## Your instructions
Extract the full listing verbatim and drop any pictures from your copy.

## Supplied material
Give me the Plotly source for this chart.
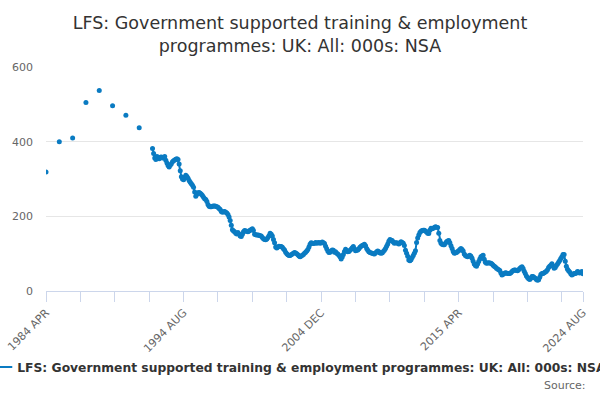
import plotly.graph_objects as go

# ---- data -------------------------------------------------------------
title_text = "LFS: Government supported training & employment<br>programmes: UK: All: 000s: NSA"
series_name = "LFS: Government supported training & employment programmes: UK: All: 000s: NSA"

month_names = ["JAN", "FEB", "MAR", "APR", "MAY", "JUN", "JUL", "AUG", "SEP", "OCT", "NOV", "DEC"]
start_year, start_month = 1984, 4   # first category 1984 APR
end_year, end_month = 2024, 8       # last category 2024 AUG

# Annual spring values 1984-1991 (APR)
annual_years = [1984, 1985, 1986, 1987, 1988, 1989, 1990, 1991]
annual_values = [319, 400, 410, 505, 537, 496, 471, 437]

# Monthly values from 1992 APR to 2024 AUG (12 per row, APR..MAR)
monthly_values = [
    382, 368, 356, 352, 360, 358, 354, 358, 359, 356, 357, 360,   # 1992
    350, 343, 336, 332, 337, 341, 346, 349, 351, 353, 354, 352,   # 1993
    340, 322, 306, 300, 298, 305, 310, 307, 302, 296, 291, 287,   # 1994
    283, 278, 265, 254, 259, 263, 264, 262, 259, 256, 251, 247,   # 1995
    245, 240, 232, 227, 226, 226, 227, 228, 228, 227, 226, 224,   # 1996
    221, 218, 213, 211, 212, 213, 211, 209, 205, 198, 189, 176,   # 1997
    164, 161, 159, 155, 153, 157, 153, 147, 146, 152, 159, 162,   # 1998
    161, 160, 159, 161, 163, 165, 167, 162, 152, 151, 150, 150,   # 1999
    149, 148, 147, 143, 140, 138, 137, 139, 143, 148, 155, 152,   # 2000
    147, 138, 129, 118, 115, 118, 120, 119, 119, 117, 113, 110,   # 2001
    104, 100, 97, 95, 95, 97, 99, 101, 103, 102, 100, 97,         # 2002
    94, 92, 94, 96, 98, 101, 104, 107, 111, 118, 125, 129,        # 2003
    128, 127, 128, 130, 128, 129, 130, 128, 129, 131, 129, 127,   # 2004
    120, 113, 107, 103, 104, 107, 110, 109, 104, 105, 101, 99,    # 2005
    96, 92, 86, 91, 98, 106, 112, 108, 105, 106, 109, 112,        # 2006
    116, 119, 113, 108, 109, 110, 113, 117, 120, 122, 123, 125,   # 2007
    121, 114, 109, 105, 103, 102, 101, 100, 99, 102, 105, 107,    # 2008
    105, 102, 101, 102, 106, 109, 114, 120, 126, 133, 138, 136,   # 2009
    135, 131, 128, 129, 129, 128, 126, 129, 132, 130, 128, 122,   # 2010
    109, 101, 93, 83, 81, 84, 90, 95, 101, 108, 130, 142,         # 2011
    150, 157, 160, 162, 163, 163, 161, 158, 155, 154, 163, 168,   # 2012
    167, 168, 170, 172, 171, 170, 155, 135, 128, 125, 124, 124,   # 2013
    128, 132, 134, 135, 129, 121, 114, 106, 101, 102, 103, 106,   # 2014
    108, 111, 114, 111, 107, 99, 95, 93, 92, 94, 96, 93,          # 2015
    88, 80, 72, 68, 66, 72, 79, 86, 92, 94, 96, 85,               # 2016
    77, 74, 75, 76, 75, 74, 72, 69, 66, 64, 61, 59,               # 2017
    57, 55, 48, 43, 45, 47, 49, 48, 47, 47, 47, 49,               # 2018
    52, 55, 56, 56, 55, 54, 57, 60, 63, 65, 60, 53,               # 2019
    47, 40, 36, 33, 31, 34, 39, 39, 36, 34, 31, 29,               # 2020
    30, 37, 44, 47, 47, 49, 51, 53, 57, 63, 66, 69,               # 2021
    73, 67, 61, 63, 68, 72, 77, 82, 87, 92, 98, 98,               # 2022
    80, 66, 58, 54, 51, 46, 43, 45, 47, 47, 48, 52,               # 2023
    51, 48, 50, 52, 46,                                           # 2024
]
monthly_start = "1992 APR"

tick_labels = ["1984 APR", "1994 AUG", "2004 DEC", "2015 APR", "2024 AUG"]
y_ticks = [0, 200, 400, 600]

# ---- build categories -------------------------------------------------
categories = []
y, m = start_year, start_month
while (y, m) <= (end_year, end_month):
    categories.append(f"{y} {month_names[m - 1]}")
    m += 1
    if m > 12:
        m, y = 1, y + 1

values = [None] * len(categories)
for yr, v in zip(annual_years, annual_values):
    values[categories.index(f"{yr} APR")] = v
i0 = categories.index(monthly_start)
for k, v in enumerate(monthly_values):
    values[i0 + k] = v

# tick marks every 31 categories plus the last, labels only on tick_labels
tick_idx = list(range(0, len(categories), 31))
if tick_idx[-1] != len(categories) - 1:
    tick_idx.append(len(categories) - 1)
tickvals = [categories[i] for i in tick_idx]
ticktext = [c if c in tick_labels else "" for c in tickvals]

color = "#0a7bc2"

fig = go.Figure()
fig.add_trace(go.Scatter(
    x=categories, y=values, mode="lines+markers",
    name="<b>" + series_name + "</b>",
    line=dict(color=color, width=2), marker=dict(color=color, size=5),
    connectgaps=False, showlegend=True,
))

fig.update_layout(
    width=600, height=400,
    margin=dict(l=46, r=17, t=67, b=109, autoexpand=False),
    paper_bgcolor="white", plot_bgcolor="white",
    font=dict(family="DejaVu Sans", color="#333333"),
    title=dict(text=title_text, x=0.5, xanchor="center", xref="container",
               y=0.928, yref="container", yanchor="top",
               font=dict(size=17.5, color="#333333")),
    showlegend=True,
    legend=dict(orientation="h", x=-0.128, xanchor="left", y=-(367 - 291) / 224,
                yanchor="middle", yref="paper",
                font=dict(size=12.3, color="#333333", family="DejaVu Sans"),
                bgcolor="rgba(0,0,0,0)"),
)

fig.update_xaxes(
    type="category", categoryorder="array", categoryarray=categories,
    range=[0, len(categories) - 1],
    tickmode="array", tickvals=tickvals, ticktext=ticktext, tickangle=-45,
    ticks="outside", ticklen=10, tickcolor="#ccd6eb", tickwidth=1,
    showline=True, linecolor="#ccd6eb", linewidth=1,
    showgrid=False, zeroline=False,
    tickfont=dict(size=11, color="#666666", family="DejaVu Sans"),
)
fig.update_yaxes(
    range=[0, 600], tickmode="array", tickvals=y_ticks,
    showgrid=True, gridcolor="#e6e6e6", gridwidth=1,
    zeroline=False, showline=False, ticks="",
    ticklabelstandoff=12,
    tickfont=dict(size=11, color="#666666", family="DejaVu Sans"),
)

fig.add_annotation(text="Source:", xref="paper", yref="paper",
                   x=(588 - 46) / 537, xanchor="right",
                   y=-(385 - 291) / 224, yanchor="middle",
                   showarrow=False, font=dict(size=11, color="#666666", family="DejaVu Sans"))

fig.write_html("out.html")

## Answer
Give me the Plotly source for this chart.
import plotly.graph_objects as go

# ---- data -------------------------------------------------------------
title_text = "LFS: Government supported training & employment<br>programmes: UK: All: 000s: NSA"
series_name = "LFS: Government supported training & employment programmes: UK: All: 000s: NSA"

month_names = ["JAN", "FEB", "MAR", "APR", "MAY", "JUN", "JUL", "AUG", "SEP", "OCT", "NOV", "DEC"]
start_year, start_month = 1984, 4   # first category 1984 APR
end_year, end_month = 2024, 8       # last category 2024 AUG

# Annual spring values 1984-1991 (APR)
annual_years = [1984, 1985, 1986, 1987, 1988, 1989, 1990, 1991]
annual_values = [319, 400, 410, 505, 537, 496, 471, 437]

# Monthly values from 1992 APR to 2024 AUG (12 per row, APR..MAR)
monthly_values = [
    382, 368, 356, 352, 360, 358, 354, 358, 359, 356, 357, 360,   # 1992
    350, 343, 336, 332, 337, 341, 346, 349, 351, 353, 354, 352,   # 1993
    340, 322, 306, 300, 298, 305, 310, 307, 302, 296, 291, 287,   # 1994
    283, 278, 265, 254, 259, 263, 264, 262, 259, 256, 251, 247,   # 1995
    245, 240, 232, 227, 226, 226, 227, 228, 228, 227, 226, 224,   # 1996
    221, 218, 213, 211, 212, 213, 211, 209, 205, 198, 189, 176,   # 1997
    164, 161, 159, 155, 153, 157, 153, 147, 146, 152, 159, 162,   # 1998
    161, 160, 159, 161, 163, 165, 167, 162, 152, 151, 150, 150,   # 1999
    149, 148, 147, 143, 140, 138, 137, 139, 143, 148, 155, 152,   # 2000
    147, 138, 129, 118, 115, 118, 120, 119, 119, 117, 113, 110,   # 2001
    104, 100, 97, 95, 95, 97, 99, 101, 103, 102, 100, 97,         # 2002
    94, 92, 94, 96, 98, 101, 104, 107, 111, 118, 125, 129,        # 2003
    128, 127, 128, 130, 128, 129, 130, 128, 129, 131, 129, 127,   # 2004
    120, 113, 107, 103, 104, 107, 110, 109, 104, 105, 101, 99,    # 2005
    96, 92, 86, 91, 98, 106, 112, 108, 105, 106, 109, 112,        # 2006
    116, 119, 113, 108, 109, 110, 113, 117, 120, 122, 123, 125,   # 2007
    121, 114, 109, 105, 103, 102, 101, 100, 99, 102, 105, 107,    # 2008
    105, 102, 101, 102, 106, 109, 114, 120, 126, 133, 138, 136,   # 2009
    135, 131, 128, 129, 129, 128, 126, 129, 132, 130, 128, 122,   # 2010
    109, 101, 93, 83, 81, 84, 90, 95, 101, 108, 130, 142,         # 2011
    150, 157, 160, 162, 163, 163, 161, 158, 155, 154, 163, 168,   # 2012
    167, 168, 170, 172, 171, 170, 155, 135, 128, 125, 124, 124,   # 2013
    128, 132, 134, 135, 129, 121, 114, 106, 101, 102, 103, 106,   # 2014
    108, 111, 114, 111, 107, 99, 95, 93, 92, 94, 96, 93,          # 2015
    88, 80, 72, 68, 66, 72, 79, 86, 92, 94, 96, 85,               # 2016
    77, 74, 75, 76, 75, 74, 72, 69, 66, 64, 61, 59,               # 2017
    57, 55, 48, 43, 45, 47, 49, 48, 47, 47, 47, 49,               # 2018
    52, 55, 56, 56, 55, 54, 57, 60, 63, 65, 60, 53,               # 2019
    47, 40, 36, 33, 31, 34, 39, 39, 36, 34, 31, 29,               # 2020
    30, 37, 44, 47, 47, 49, 51, 53, 57, 63, 66, 69,               # 2021
    73, 67, 61, 63, 68, 72, 77, 82, 87, 92, 98, 98,               # 2022
    80, 66, 58, 54, 51, 46, 43, 45, 47, 47, 48, 52,               # 2023
    51, 48, 50, 52, 46,                                           # 2024
]
monthly_start = "1992 APR"

tick_labels = ["1984 APR", "1994 AUG", "2004 DEC", "2015 APR", "2024 AUG"]
y_ticks = [0, 200, 400, 600]

# ---- build categories -------------------------------------------------
categories = []
y, m = start_year, start_month
while (y, m) <= (end_year, end_month):
    categories.append(f"{y} {month_names[m - 1]}")
    m += 1
    if m > 12:
        m, y = 1, y + 1

values = [None] * len(categories)
for yr, v in zip(annual_years, annual_values):
    values[categories.index(f"{yr} APR")] = v
i0 = categories.index(monthly_start)
for k, v in enumerate(monthly_values):
    values[i0 + k] = v

# tick marks every 31 categories plus the last, labels only on tick_labels
tick_idx = list(range(0, len(categories), 31))
if tick_idx[-1] != len(categories) - 1:
    tick_idx.append(len(categories) - 1)
tickvals = [categories[i] for i in tick_idx]
ticktext = [c if c in tick_labels else "" for c in tickvals]

color = "#0a7bc2"

fig = go.Figure()
fig.add_trace(go.Scatter(
    x=categories, y=values, mode="lines+markers",
    name="<b>" + series_name + "</b>",
    line=dict(color=color, width=2), marker=dict(color=color, size=5),
    connectgaps=False, showlegend=True,
))

fig.update_layout(
    width=600, height=400,
    margin=dict(l=46, r=17, t=67, b=109, autoexpand=False),
    paper_bgcolor="white", plot_bgcolor="white",
    font=dict(family="DejaVu Sans", color="#333333"),
    title=dict(text=title_text, x=0.5, xanchor="center", xref="container",
               y=0.928, yref="container", yanchor="top",
               font=dict(size=17.5, color="#333333")),
    showlegend=True,
    legend=dict(orientation="h", x=-0.128, xanchor="left", y=-(367 - 291) / 224,
                yanchor="middle", yref="paper",
                font=dict(size=12.3, color="#333333", family="DejaVu Sans"),
                bgcolor="rgba(0,0,0,0)"),
)

fig.update_xaxes(
    type="category", categoryorder="array", categoryarray=categories,
    range=[0, len(categories) - 1],
    tickmode="array", tickvals=tickvals, ticktext=ticktext, tickangle=-45,
    ticks="outside", ticklen=10, tickcolor="#ccd6eb", tickwidth=1,
    showline=True, linecolor="#ccd6eb", linewidth=1,
    showgrid=False, zeroline=False,
    tickfont=dict(size=11, color="#666666", family="DejaVu Sans"),
)
fig.update_yaxes(
    range=[0, 600], tickmode="array", tickvals=y_ticks,
    showgrid=True, gridcolor="#e6e6e6", gridwidth=1,
    zeroline=False, showline=False, ticks="",
    ticklabelstandoff=12,
    tickfont=dict(size=11, color="#666666", family="DejaVu Sans"),
)

fig.add_annotation(text="Source:", xref="paper", yref="paper",
                   x=(588 - 46) / 537, xanchor="right",
                   y=-(385 - 291) / 224, yanchor="middle",
                   showarrow=False, font=dict(size=11, color="#666666", family="DejaVu Sans"))

fig.write_html("out.html")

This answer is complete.